Max Martínez died in November, 2001. I'd like to belatedly commemorate the anniversary of his death by reprinting a short piece I wrote about Max for the 2002 San Antonio Inter-American Bookfair & Literary Festival.

"A few years ago for a review I wrote: 'White Leg grabs the reader by the throat almost from the first page and doesn’t let go until the last gunshot when the reader finally must gasp in relief with a worried, nervous shake of the head. ... Martínez has injected his own droll humor and warped vision in the book, and his characters speak with validity about their dead-end lives, cheap betrayals, and misplaced values. ... Played against a backdrop of Texas small-town politics, family scandals, and the pillars of greed and racism, White Leg definitely is not a casual stroll through literary lane.'

Max’s life was at least as colorful and hard-boiled as that of any of his characters, yet I remember that he treated my wife and me with utmost respect, and a gentle graciousness.

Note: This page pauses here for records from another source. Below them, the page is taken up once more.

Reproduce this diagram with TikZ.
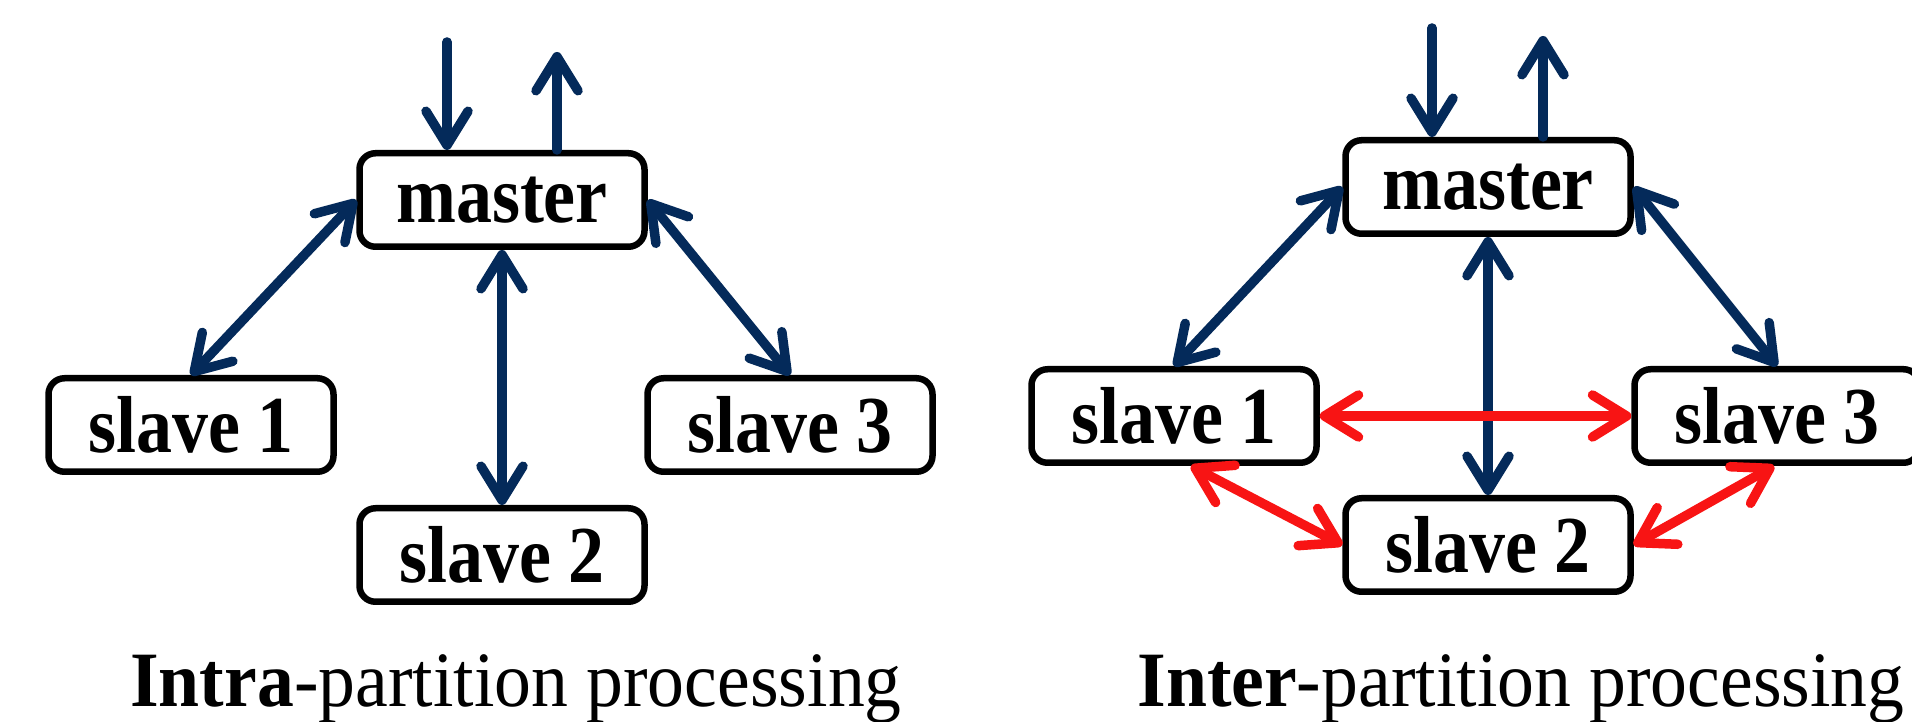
\documentclass[tikz,border=0pt]{standalone}
\usepackage{fontspec}
\setmainfont{Liberation Serif}
\newfontfamily\boxfont[FakeStretch=0.89]{Liberation Serif}
\newfontfamily\capfont[FakeStretch=0.94]{Liberation Serif}
\usetikzlibrary{arrows.meta}
\definecolor{navy}{RGB}{4,42,90}
\definecolor{linkred}{RGB}{248,20,20}
\tikzset{barbtip/.tip={Straight Barb[length=3.4mm,width=4.2mm,round]}}
\begin{document}
\begin{tikzpicture}[x=0.1mm,y=-0.1mm,
  box/.style={draw=black, line width=0.65mm, rounded corners=1.6mm, fill=white,
    minimum width=28.5mm, minimum height=9.35mm, inner sep=0pt,
    font=\boxfont\fontsize{23}{26}\selectfont\bfseries},
  link/.style={line width=0.95mm, line cap=round, barbtip-barbtip},
  feed/.style={line width=0.95mm, line cap=round, -barbtip},
  caption/.style={anchor=base, font=\capfont\fontsize{22.3}{26}\selectfont}
]
\useasboundingbox (0,0) rectangle (1912,722);
\clip (0,0) rectangle (1912,722);

% ---------- intra-partition ----------
\node[box] (Lm)  at (502,200) {master};
\node[box] (Ls1) at (191,425) {slave 1};
\node[box] (Ls3) at (790,425) {slave 3};
\node[box] (Ls2) at (502,555) {slave 2};
\coordinate (Lin)  at (447,42);
\coordinate (Lout) at (557,52);

\draw[feed, navy] (Lin) -- (Lin |- Lm.north);
\draw[feed, navy] (Lout |- Lm.north) -- (Lout);
\draw[link, navy] (Lm.west) -- (Ls1.north);
\draw[link, navy] (Lm.east) -- (Ls3.north);
\draw[link, navy] (Lm.south) -- (Ls2.north);

\node[caption] (Lcap) at (516,707) {\textbf{Intra}-partition processing};

% ---------- inter-partition ----------
\node[box] (Rm)  at (1488,187) {master};
\node[box] (Rs1) at (1174,416) {slave 1};
\node[box] (Rs3) at (1777,416) {slave 3};
\node[box] (Rs2) at (1488,545) {slave 2};
\coordinate (Rin)  at (1432,28);
\coordinate (Rout) at (1543,36);

\draw[feed, navy] (Rin) -- (Rin |- Rm.north);
\draw[feed, navy] (Rout |- Rm.north) -- (Rout);
\draw[link, navy] (Rm.west) -- (Rs1.north);
\draw[link, navy] (Rm.east) -- (Rs3.north);
\draw[link, navy] (Rm.south) -- (Rs2.north);

\draw[link, linkred] (Rs1.east) -- (Rs3.west);
\draw[link, linkred] ([xshift=1.7mm]Rs1.south) -- (Rs2.west);
\draw[link, linkred] ([xshift=-0.3mm]Rs3.south) -- (Rs2.east);

\node[caption] (Rcap) at (1521,707) {\textbf{Inter}-partition processing};
\end{tikzpicture}
\end{document}
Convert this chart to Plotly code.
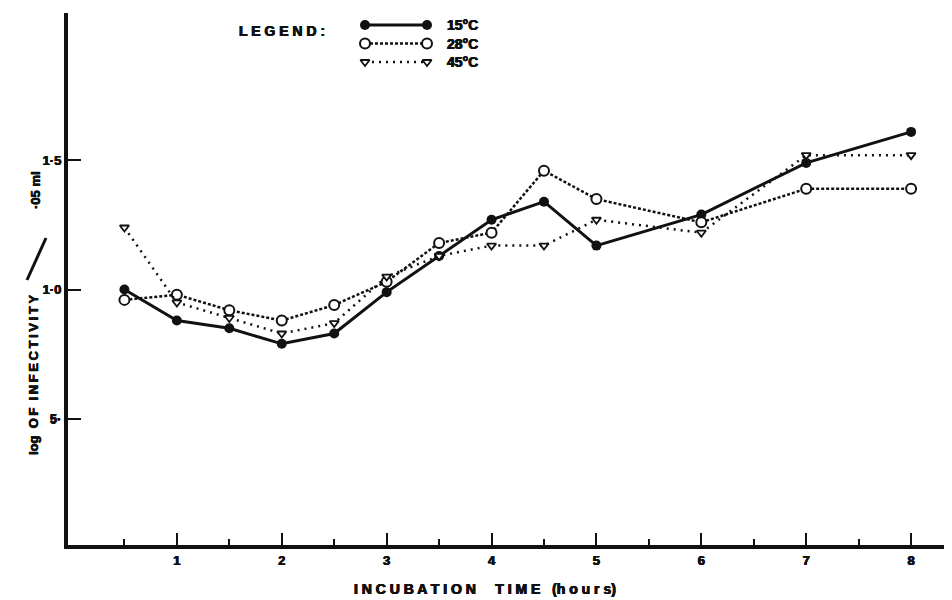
import plotly.graph_objects as go

# ---- data ----
hours = [0.5, 1, 1.5, 2, 2.5, 3, 3.5, 4, 4.5, 5, 6, 7, 8]
log_inf_15 = [1.00, 0.88, 0.85, 0.79, 0.83, 0.99, 1.13, 1.27, 1.34, 1.17, 1.29, 1.49, 1.61]
log_inf_28 = [0.96, 0.98, 0.92, 0.88, 0.94, 1.03, 1.18, 1.22, 1.46, 1.35, 1.26, 1.39, 1.39]
log_inf_45 = [1.24, 0.95, 0.89, 0.83, 0.87, 1.05, 1.13, 1.17, 1.17, 1.27, 1.22, 1.52, 1.52]
series_names = ["15°C", "28°C", "45°C"]
y_tick_vals = [0.5, 1.0, 1.5]
y_tick_text = ["5·", "1·0", "1·5"]
x_tick_vals = [1, 2, 3, 4, 5, 6, 7, 8]
x_tick_text = ["1", "2", "3", "4", "5", "6", "7", "8"]
x_minor_vals = [0.5, 1.5, 2.5, 3.5, 4.5, 5.5, 6.5, 7.5]

FONT = "Liberation Sans"
BLACK = "#111111"
OFF = 8  # page body margin offset of the rendered html
SHADOW = "0.45px 0 0 #111111, -0.45px 0 0 #111111, 0 0.3px 0 #111111"


def bfont(size):
    return dict(family=FONT, size=size, color=BLACK, weight="bold", shadow=SHADOW)


styles = [
    dict(line=dict(color=BLACK, width=3, dash="solid"),
         marker=dict(symbol="circle", size=10, color=BLACK)),
    dict(line=dict(color=BLACK, width=2.5, dash="3px,2px"),
         marker=dict(symbol="circle", size=10, color="white", line=dict(width=2, color=BLACK))),
    dict(line=dict(color=BLACK, width=2.5, dash="2px,5px"),
         marker=dict(symbol="triangle-down", size=8, color="white", line=dict(width=1.8, color=BLACK))),
]

# plot area in screen pixels: left 68, right 952, top 13, bottom 545
L = 68 - OFF
T = 13 - OFF
R = 952 - (952 - OFF)
B = 600 - (545 - OFF)
W, H = 952 - L - R, 600 - T - B


def px(xs):
    return (xs - OFF - L) / W


def py(ys):
    return (600 - B - (ys - OFF)) / H


def spaced(s, sep="\u2009"):
    return sep.join(list(s))


fig = go.Figure()
for name, ys, st in zip(series_names, [log_inf_15, log_inf_28, log_inf_45], styles):
    fig.add_trace(go.Scatter(x=hours, y=ys, mode="lines+markers", name=name,
                             line=st["line"], marker=st["marker"], showlegend=False,
                             cliponaxis=False, xaxis="x", yaxis="y"))

# legend key drawn on a small hidden auxiliary axis
key_x = [0, 1]
for row, (name, st) in enumerate(zip(series_names, styles)):
    fig.add_trace(go.Scatter(x=key_x, y=[row, row], mode="lines+markers",
                             line=st["line"], marker=st["marker"], showlegend=False,
                             cliponaxis=False, xaxis="x2", yaxis="y2", hoverinfo="skip"))
    fig.add_annotation(x=1, y=row, xref="x2", yref="y2", text=name,
                       showarrow=False, xanchor="left", yanchor="middle", xshift=18,
                       font=bfont(14))

fig.add_annotation(x=px(282), y=py(31), xref="paper", yref="paper",
                   text="L E G E N D :", showarrow=False,
                   xanchor="center", yanchor="middle", font=bfont(14))

# y-axis title pieces
fig.add_annotation(x=px(33), y=py(375), xref="paper", yref="paper",
                   text="log\u00a0\u00a0" + spaced("OF") + "\u00a0\u00a0" + spaced("INFECTIVITY"),
                   textangle=-90, showarrow=False, xanchor="center", yanchor="middle",
                   font=bfont(13))
fig.add_annotation(x=px(35), y=py(190), xref="paper", yref="paper",
                   text="·05 ml", textangle=-90, showarrow=False,
                   xanchor="center", yanchor="middle", font=bfont(13))
fig.add_shape(type="line", xref="paper", yref="paper",
              x0=px(27), y0=py(280), x1=px(46), y1=py(238),
              line=dict(color=BLACK, width=3))

# x-axis title
fig.add_annotation(x=px(485), y=py(589), xref="paper", yref="paper",
                   text="I N C U B A T I O N\u00a0\u00a0\u00a0\u00a0\u00a0T I M E\u00a0\u00a0\u00a0(h o u r s)",
                   showarrow=False, xanchor="center", yanchor="middle", font=bfont(14))

fig.update_layout(
    width=952, height=600,
    margin=dict(l=L, r=R, t=T, b=B, autoexpand=False),
    paper_bgcolor="white", plot_bgcolor="white",
    xaxis=dict(range=[-0.038, 8.39], showgrid=False, zeroline=False,
               showline=True, linewidth=4, linecolor=BLACK,
               ticks="inside", ticklen=12, tickwidth=2, tickcolor=BLACK,
               tickvals=x_tick_vals, ticktext=x_tick_text,
               tickfont=bfont(13),
               minor=dict(tickvals=x_minor_vals,
                          ticks="inside", ticklen=6, tickwidth=2, tickcolor=BLACK)),
    yaxis=dict(range=[0.0116, 2.07], showgrid=False, zeroline=False,
               showline=True, linewidth=4, linecolor=BLACK,
               ticks="inside", ticklen=13, tickwidth=2, tickcolor=BLACK,
               tickvals=y_tick_vals, ticktext=y_tick_text,
               tickfont=bfont(13), ticklabelstandoff=0),
    xaxis2=dict(domain=[px(365), px(427)], range=[0, 1], visible=False, anchor="y2"),
    yaxis2=dict(domain=[py(66), py(18)], range=[2.216, -0.378], visible=False, anchor="x2"),
)

fig.write_html("out.html")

My wife loved the man, if for nothing more than that they shared a passion for greasy, sloppy food smothered with chile and Mexican attitude; sly, underdog humor; and music that makes you want to dance.

When we traveled to San Antonio he showed us his town, and we learned not only about his writing and his extensive knowledge of Chicano literature, but also about puffy tacos, his favorite bar, the best place to listen to Chicano music, and his own brand of chisme.

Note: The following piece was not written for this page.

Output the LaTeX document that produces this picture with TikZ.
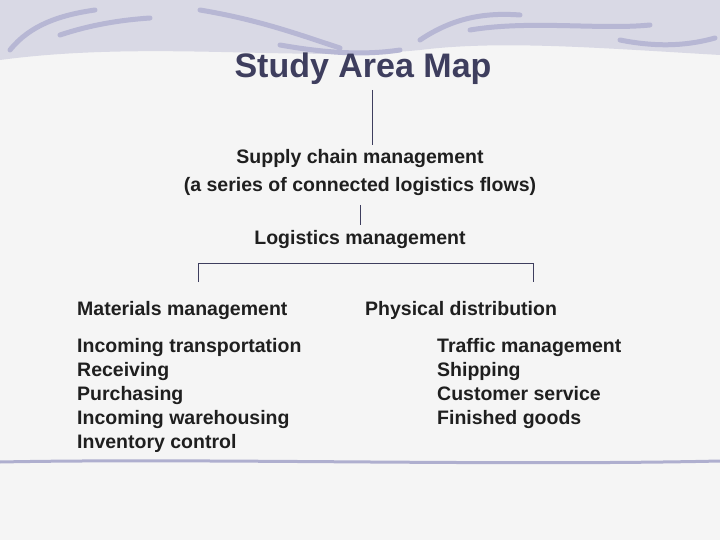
\documentclass[tikz,border=0pt]{standalone}
\usepackage{fontspec}
\setmainfont{Liberation Sans}
\definecolor{titlec}{HTML}{3E3E5E}
\begin{document}
\begin{tikzpicture}[x=1pt,y=-1pt,
  txt/.style={font=\bfseries\fontsize{19.5}{24}\selectfont,text=black!88,inner sep=0pt},
  lst/.style={txt,anchor=west,align=left},
  conn/.style={draw=titlec,line width=1pt},
  brush/.style={draw=blue!25!gray!45,line width=5pt,line cap=round}]
\fill[black!4] (0,0) rectangle (720,540);
\useasboundingbox (0,0) rectangle (720,540);
% decorative brush strokes
\fill[blue!20!gray!25] (0,0) -- (720,0) -- (720,55) .. controls (600,48) and (500,40) .. (420,50) .. controls (300,62) and (150,40) .. (0,60) -- cycle;
\draw[brush] (10,50) .. controls (30,25) and (60,15) .. (95,10);
\draw[brush] (60,35) .. controls (90,25) and (120,20) .. (150,18);
\draw[brush] (200,10) .. controls (260,20) and (300,35) .. (340,48);
\draw[brush] (280,45) .. controls (320,52) and (360,56) .. (400,50);
\draw[brush] (420,40) .. controls (450,20) and (480,12) .. (520,15);
\draw[brush] (470,30) .. controls (530,20) and (600,30) .. (650,25);
\draw[brush] (620,40) .. controls (660,48) and (690,45) .. (715,38);
\draw[blue!25!gray!50,line width=3pt,line cap=round] (0,462) .. controls (200,458) and (500,466) .. (720,461);
% nodes
\node[font=\bfseries\fontsize{34}{40}\selectfont,text=titlec,inner sep=0pt] (title) at (363,69) {Study Area Map};
\node[txt,align=center] (scm) at (360,173) {Supply chain management\\[4pt](a series of connected logistics flows)};
\node[txt] (lm) at (360,240) {Logistics management};
\coordinate (t1) at (372,90);
\coordinate (l) at (198,263);
\coordinate (r) at (533,263);
\node[lst,anchor=base west] (mm) at (77,315) {Materials management};
\node[lst,anchor=base west] (pd) at (365,315) {Physical distribution};
\node[lst,anchor=north west] (ml) at (77,338) {Incoming transportation\\Receiving\\Purchasing\\Incoming warehousing\\Inventory control};
\node[lst,anchor=north west] (pl) at (437,338) {Traffic management\\Shipping\\Customer service\\Finished goods};
\draw[conn] (t1) -- (372,145);
\draw[conn] (360,205) -- (360,225);
\draw[conn] (198,282) -- (l) -- (r) -- (533,282);
\end{tikzpicture}
\end{document}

I will always see San Antonio through his eyes–the eyes of a man who drank and smoked too much, a man who knew too much, who wanted too much out of life but who lived it on his own terms, and, so, he suffered a bit. He didn’t achieve the literary fame that rightfully belongs to him, but he wrote exactly the kind of books and stories he wanted to write. He wasn’t the center of attention at a party or any other kind of gathering, but he certainly was among the most interesting people anywhere. At the end of his life, he lacked what we sometimes use to measure success: wealth, fame, power. But at the end, Max had friends who remembered him with cariño and respect, who wished they had spent more time with the guy, and who were actually fond of him. He also left an enduring legacy in his writing–his articles, novels and the stories that only he could tell. Max, I can only say that your writing nailed it, bro."

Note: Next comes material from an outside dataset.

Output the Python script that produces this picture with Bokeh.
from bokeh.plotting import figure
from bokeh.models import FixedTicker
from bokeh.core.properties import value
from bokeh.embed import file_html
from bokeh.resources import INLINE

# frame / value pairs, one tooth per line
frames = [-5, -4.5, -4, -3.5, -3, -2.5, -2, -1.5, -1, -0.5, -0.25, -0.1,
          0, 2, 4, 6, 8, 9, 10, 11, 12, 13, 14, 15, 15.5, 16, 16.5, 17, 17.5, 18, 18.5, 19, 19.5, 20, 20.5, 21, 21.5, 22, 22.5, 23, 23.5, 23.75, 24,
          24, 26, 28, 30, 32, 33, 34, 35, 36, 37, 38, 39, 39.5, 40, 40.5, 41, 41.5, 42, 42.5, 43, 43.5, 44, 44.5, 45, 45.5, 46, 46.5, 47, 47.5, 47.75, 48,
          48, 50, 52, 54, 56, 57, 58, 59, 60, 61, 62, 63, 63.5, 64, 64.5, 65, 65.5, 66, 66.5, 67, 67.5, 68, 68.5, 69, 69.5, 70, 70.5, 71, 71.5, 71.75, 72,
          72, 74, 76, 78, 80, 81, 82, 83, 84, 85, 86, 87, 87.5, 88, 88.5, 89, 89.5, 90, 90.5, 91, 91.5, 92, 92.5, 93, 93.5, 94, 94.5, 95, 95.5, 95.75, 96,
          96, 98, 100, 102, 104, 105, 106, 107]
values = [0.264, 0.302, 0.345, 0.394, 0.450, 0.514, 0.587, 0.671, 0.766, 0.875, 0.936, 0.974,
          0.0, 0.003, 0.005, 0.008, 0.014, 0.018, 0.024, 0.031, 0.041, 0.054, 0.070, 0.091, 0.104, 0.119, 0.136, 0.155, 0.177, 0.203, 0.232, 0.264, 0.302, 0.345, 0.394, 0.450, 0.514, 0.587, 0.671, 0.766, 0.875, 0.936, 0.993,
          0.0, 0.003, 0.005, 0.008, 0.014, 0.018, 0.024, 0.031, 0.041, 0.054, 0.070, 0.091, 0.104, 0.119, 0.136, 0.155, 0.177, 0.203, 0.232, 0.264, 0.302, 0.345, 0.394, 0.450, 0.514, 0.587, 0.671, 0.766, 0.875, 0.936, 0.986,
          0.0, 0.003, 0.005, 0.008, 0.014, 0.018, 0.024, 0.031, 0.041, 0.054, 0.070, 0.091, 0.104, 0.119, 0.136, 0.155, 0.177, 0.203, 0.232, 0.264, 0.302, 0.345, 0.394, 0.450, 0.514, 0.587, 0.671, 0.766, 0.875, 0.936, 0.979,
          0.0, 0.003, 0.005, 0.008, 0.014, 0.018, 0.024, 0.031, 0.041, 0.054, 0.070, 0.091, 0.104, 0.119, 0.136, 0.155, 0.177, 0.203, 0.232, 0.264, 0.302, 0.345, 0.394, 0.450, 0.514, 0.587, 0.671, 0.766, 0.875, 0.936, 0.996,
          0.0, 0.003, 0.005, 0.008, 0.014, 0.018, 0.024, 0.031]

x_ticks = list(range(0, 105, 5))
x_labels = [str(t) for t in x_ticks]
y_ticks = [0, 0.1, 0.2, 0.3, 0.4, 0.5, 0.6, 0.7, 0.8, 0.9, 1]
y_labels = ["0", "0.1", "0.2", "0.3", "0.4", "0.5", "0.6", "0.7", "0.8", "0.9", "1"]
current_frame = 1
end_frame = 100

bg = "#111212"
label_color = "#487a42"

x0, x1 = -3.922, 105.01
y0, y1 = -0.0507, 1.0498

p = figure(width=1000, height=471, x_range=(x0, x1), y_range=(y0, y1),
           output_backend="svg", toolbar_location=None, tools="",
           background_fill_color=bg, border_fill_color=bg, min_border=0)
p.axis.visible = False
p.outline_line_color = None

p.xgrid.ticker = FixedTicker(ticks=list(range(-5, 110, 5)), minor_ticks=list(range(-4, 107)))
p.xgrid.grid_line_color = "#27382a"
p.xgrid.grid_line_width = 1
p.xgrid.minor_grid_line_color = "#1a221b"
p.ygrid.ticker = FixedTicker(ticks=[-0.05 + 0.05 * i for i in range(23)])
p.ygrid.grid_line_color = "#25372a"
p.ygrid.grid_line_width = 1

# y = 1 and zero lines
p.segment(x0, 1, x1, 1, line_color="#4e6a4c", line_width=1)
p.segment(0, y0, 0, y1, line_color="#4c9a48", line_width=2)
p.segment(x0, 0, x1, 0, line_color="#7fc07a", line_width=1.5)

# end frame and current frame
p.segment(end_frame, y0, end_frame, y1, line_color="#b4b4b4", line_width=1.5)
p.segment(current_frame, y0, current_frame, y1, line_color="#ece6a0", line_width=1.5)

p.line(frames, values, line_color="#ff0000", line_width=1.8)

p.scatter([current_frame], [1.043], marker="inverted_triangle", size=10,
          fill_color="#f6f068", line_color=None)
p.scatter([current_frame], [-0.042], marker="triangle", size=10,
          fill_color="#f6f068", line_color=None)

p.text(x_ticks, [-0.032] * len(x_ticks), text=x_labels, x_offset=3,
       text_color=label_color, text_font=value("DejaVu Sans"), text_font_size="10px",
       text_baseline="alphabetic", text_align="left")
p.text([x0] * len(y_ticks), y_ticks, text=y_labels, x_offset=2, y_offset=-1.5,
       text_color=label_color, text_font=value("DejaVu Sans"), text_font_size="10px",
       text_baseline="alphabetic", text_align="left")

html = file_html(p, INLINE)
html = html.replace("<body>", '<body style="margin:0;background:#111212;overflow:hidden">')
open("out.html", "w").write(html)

Martínez wrote three novels, Layover (Arte Público Press, 1997), White Leg (Arte Público Press, 1996) and Schoolland (Arte Público Press, 1988), and two collections of stories, The Adventures of the Chicano Kid (Arte Público Press, 1982) and A Red Bikini Dream (Arte Público Press, 1989). It appears as though all except Adventures of the Chicano Kid are still available from the publisher.

Later.

2 comments:

daniel olivas said...

nicely done. and i admit that i don't know much about martinez's work but now i know what to buy next. and it's cool to see that arte publico has almost all of his books in print. this is one of the benefits of university presses that are committed to keeping worthwhile literature in print even if the sales are not what larger presses would want.

RC said...

max's work is certainly under-appreciated but I think most Chicano prose writers of today have a very long way to go to catch up with him.Enjoyed your post Manuel.It brings back a lot of memories of Max and his gonzo adventures in the Westside of San Antonio and beyond.